Speaking of which, one of Django Unchained’s most exquisite pleasures is Leonardo DiCaprio’s Calvin Candie, the owner of grand plantation Candie Land. Although he does not breathe fire so much as hot air. When considering DiCaprio for the role, Tarantino reimagined Candie as a “petulant boy emperor”. It is a role the actor plays to hateful perfection: a spiteful, brown-toothed bully, avaricious, vain and prone to flattery, whose sometimes unctuous civility is merely froth bobbing atop dark, poisonous waters. There is always the sharp threat of violence when he is on screen, something Tarantino hones during a dinner-table sequence which comes close to matching the German-bar scene in Inglourious Basterds.

DiCaprio forms a superbly nefarious double act with Samuel L. Jackson as Stephen, the head house-slave: white-haired and rickety, eye-bulgingly apoplectic at the sight of Django on horseback, disgusted at the idea of a “nigger” being allowed to stay “in the big house”. And Waltz is also excellent, as accomplished playing a hero for Tarantino as he was as the villainous Hans Landa in Basterds — despite residing at the opposite end of the moral spectrum, Dr. King is just as brilliantly verbose.

Sadly, the weak link (ironically) is Jamie Foxx. The man has physical presence, that is undeniable, and as Django he certainly looks the part. Yet he never feels entirely right as the gritty, gunslinging hero — or rather, sounds right. Foxx is gifted with a lilty, soft, musical voice, but it jars against Django’s terse deliveries. “I like the way you die, boy,” should be a grit-spat humdinger of a zinger. But with Foxx it falls like a feather.

There are other problems, too. Tarantino’s penchant for black comedy and hyperreal, sometimes cartoonish violence runs up against his bold decision to depict the horrors of slavery head on: the lashings, the terror of the “hot box” and, in one bone-chillingly nasty scene, the pugilistic atrocity of a Mandingo fight. This, of course, is all part of Django’s story, and utterly relevant. But it doesn’t sit comfortably next to those more ‘Tarantino’ elements or his brand of Spaghettification.
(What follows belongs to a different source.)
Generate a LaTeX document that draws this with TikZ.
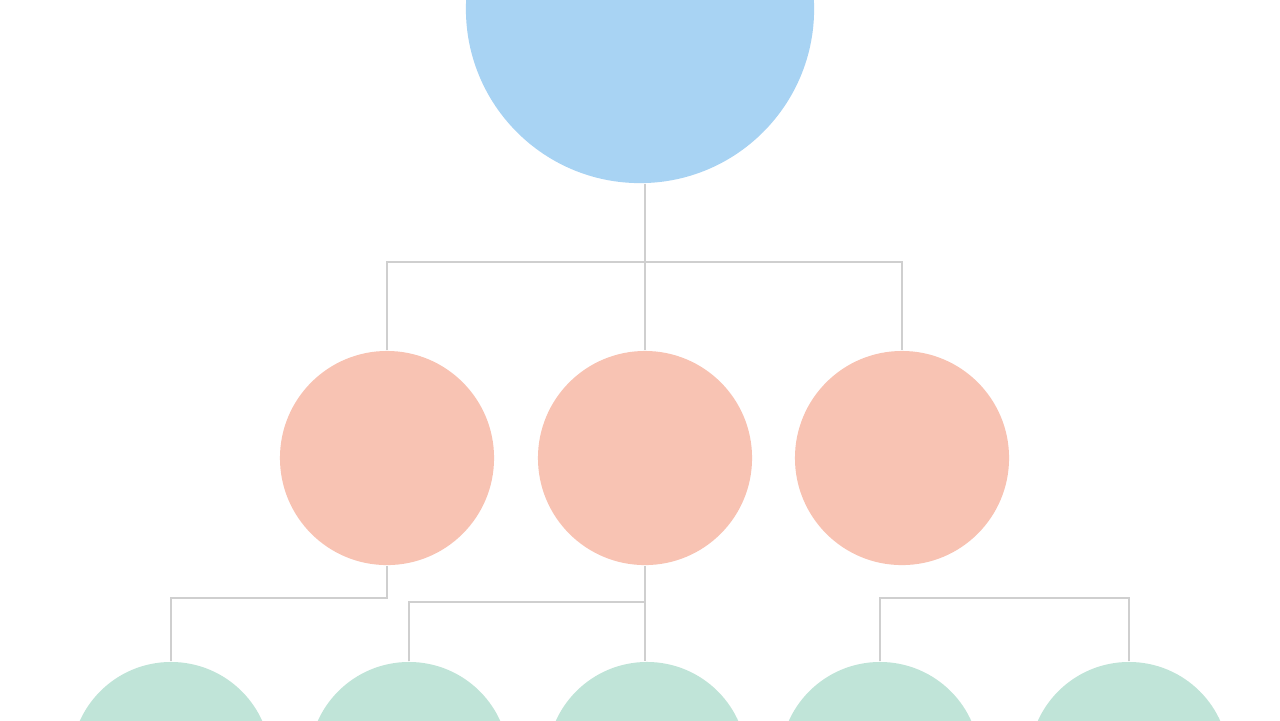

Django Unchained is also, frankly, just too damn long. Or rather, its story is just too damn short for the running time (which pushes three hours). There is nothing inherently bad about long running times, and one of Tarantino’s strengths is the way he’s unafraid to let a scene run and run, his reams of dialogue unfurling in luxuriously unhurried fashion. But that tendency is here at its least tempered. Django could easily have moved faster without at all harming the quality. It could have taken even more of a lead from its Italian-Western inspirations and more often cut to the chase, and the action. To quote Tuco in Leone’s The Good, The Bad And The Ugly: “When you have to shoot, shoot. Don’t talk.”

Another strong, sparky and bloody entry in the QT canon. Although, creaking under its running time, it’s not quite as uproariously entertaining as his last pseudo-historical adventure, Inglourious Basterds.